>>>

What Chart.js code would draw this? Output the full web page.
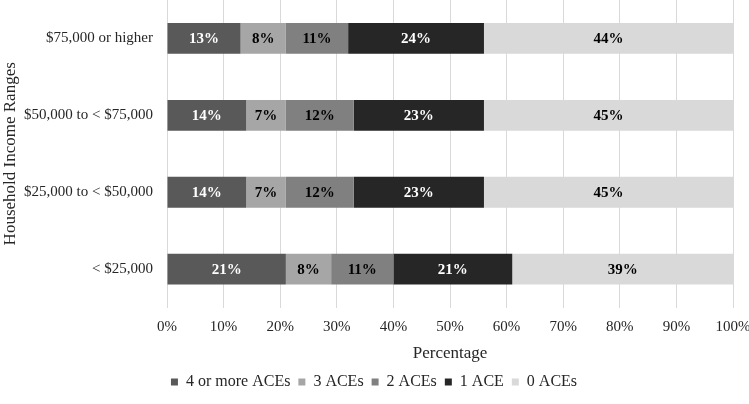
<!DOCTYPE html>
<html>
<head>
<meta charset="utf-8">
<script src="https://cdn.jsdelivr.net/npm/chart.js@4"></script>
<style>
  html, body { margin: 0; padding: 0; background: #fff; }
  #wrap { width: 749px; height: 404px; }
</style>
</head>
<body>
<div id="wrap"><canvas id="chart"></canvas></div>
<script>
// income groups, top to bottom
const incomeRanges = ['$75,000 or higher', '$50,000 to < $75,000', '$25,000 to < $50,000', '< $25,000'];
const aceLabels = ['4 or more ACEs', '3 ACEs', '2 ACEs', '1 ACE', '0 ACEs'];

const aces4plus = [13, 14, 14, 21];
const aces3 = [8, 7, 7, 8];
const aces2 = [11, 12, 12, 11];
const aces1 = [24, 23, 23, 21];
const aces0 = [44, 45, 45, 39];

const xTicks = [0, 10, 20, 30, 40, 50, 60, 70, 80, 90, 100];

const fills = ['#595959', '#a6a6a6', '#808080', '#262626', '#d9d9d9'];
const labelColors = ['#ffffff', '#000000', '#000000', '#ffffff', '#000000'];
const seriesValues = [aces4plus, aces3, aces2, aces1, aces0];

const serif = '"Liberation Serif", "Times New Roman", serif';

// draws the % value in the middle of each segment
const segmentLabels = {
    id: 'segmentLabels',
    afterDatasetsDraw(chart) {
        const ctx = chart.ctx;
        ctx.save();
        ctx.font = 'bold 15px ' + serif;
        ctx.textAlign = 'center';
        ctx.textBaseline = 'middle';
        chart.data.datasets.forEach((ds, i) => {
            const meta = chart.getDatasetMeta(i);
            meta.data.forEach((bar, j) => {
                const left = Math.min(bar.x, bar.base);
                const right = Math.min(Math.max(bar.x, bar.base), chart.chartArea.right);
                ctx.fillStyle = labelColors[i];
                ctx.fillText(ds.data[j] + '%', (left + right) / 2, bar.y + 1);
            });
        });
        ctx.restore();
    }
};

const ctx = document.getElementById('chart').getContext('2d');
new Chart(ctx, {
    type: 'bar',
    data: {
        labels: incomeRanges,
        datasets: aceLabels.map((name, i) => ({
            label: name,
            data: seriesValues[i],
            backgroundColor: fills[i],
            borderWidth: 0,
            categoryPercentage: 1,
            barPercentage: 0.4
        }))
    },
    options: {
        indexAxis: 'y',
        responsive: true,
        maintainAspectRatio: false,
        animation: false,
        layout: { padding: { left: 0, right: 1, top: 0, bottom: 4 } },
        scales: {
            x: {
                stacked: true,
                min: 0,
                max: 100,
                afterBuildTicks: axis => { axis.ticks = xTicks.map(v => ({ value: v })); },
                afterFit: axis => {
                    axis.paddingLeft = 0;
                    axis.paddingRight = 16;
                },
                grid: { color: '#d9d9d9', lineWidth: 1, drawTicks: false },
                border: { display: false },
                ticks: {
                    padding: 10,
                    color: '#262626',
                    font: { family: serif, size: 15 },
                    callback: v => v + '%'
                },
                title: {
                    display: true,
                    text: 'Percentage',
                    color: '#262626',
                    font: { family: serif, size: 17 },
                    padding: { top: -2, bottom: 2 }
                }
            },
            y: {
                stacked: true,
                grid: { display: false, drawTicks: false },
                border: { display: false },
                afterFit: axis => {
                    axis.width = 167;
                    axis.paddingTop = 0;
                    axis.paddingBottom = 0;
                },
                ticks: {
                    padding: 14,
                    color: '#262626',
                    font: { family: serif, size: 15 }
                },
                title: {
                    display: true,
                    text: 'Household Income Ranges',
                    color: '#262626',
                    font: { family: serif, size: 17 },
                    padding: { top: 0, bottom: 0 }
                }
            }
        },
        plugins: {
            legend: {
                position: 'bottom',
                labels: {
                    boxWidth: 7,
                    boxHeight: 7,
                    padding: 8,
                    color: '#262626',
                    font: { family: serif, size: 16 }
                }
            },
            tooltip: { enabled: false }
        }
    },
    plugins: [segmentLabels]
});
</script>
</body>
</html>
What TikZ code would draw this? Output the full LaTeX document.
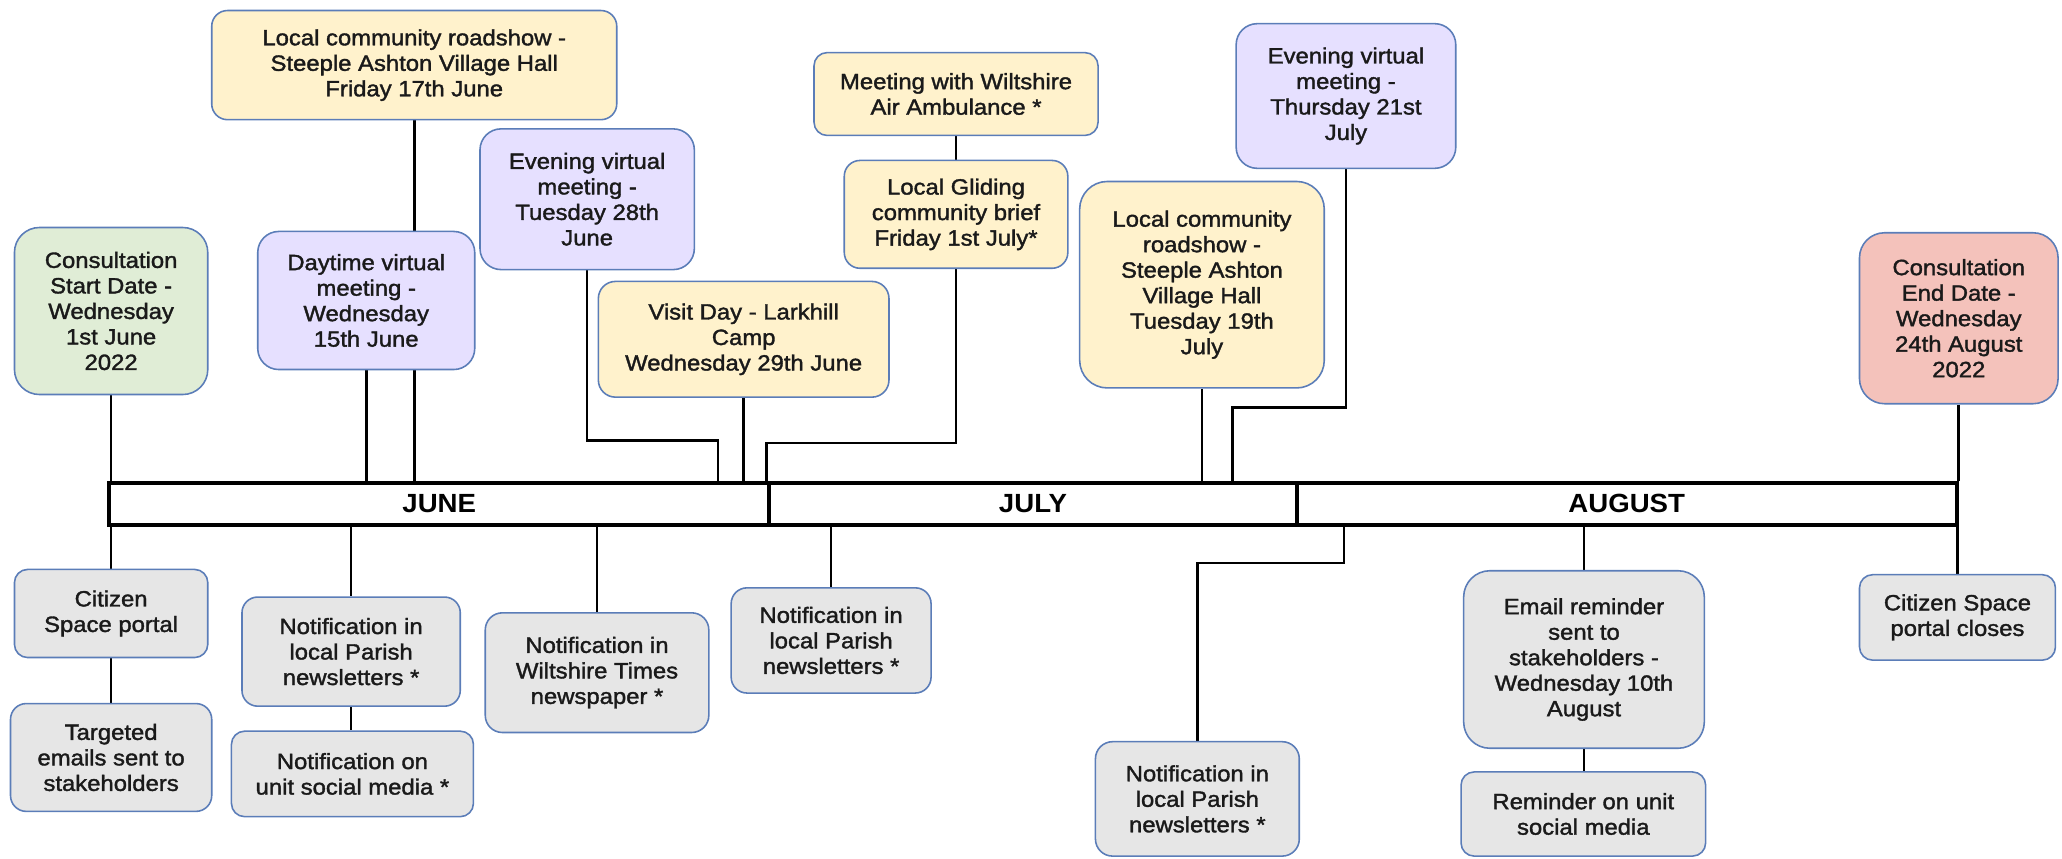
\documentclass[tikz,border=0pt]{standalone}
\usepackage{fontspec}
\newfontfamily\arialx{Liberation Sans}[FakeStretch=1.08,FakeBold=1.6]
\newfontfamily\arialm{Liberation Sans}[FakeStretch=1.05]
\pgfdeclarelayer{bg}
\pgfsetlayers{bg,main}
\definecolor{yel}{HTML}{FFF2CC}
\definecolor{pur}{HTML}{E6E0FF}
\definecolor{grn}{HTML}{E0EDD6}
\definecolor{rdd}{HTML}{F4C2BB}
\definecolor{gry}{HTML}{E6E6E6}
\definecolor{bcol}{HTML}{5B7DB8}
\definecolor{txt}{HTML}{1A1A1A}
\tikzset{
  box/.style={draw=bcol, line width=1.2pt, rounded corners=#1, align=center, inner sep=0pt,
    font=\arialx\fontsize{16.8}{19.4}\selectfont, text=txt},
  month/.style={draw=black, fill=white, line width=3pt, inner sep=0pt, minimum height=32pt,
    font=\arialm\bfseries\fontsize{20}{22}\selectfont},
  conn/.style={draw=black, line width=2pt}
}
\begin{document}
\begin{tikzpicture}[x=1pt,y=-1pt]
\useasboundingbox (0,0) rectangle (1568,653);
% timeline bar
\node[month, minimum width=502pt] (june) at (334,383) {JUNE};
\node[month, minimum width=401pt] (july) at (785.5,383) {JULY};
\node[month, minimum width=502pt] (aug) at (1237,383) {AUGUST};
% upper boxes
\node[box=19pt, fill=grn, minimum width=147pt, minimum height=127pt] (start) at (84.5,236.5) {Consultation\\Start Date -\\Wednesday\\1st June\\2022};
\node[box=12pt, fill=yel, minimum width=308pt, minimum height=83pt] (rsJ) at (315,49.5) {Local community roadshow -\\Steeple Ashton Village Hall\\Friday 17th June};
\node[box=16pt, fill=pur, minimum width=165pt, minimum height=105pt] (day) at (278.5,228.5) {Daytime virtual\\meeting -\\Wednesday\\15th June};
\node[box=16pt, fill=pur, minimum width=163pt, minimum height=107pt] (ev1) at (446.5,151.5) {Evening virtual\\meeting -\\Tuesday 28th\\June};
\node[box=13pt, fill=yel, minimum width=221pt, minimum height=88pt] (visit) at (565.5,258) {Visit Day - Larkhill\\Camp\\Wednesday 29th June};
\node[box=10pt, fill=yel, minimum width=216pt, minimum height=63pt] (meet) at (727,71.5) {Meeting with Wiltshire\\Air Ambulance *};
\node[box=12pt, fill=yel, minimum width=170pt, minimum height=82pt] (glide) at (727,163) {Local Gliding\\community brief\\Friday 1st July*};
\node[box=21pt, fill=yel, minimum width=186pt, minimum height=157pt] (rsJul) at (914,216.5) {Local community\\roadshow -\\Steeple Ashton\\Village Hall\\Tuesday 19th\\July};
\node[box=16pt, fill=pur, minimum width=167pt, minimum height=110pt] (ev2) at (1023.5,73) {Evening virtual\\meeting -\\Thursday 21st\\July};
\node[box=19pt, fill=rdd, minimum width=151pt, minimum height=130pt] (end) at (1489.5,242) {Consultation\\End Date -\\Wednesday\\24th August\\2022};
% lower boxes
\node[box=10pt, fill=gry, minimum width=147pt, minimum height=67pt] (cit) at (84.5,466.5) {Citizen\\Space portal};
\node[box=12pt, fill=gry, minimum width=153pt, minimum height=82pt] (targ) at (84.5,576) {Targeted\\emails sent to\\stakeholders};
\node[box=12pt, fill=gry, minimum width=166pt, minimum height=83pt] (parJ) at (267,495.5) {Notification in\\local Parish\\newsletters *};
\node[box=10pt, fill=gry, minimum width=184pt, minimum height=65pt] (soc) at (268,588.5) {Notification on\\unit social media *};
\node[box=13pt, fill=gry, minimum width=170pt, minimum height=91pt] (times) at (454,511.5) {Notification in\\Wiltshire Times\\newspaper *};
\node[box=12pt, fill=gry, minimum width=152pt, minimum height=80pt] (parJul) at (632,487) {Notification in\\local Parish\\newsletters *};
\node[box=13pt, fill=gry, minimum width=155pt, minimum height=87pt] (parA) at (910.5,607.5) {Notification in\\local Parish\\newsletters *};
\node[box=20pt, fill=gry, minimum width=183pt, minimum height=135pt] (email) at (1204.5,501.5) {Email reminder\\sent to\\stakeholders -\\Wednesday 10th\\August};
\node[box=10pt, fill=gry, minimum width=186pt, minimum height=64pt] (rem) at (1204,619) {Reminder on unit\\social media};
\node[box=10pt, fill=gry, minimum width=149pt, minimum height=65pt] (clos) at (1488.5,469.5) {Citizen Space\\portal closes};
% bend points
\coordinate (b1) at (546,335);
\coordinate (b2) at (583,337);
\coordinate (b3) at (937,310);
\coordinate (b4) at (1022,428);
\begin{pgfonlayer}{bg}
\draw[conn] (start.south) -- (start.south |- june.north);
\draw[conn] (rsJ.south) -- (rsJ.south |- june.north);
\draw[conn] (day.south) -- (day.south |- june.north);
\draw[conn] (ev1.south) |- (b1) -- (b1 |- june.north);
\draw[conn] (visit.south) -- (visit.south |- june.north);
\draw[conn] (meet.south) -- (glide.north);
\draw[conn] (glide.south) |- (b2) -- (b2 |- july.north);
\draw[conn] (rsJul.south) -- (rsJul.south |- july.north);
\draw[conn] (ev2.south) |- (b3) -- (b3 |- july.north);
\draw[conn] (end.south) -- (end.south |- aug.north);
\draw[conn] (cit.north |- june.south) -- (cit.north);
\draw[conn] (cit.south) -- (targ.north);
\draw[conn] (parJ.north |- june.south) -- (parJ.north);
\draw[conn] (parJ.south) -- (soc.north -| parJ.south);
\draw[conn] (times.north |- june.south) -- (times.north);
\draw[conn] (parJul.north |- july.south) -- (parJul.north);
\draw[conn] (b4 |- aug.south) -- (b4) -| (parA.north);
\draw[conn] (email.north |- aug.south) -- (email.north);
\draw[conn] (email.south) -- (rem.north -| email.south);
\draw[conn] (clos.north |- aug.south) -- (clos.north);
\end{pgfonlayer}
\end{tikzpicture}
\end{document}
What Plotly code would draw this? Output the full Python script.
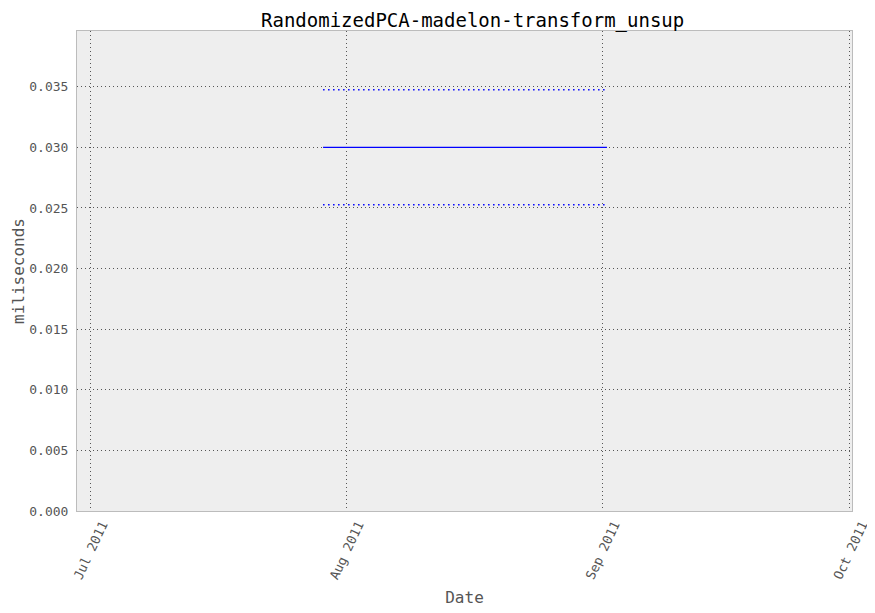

<<<

Your objective:
Select all lines in the listing above where the word "full" appears, and show them.

Answer to this task:
What Chart.js code would draw this? Output the full web page.
What TikZ code would draw this? Output the full LaTeX document.
What Plotly code would draw this? Output the full Python script.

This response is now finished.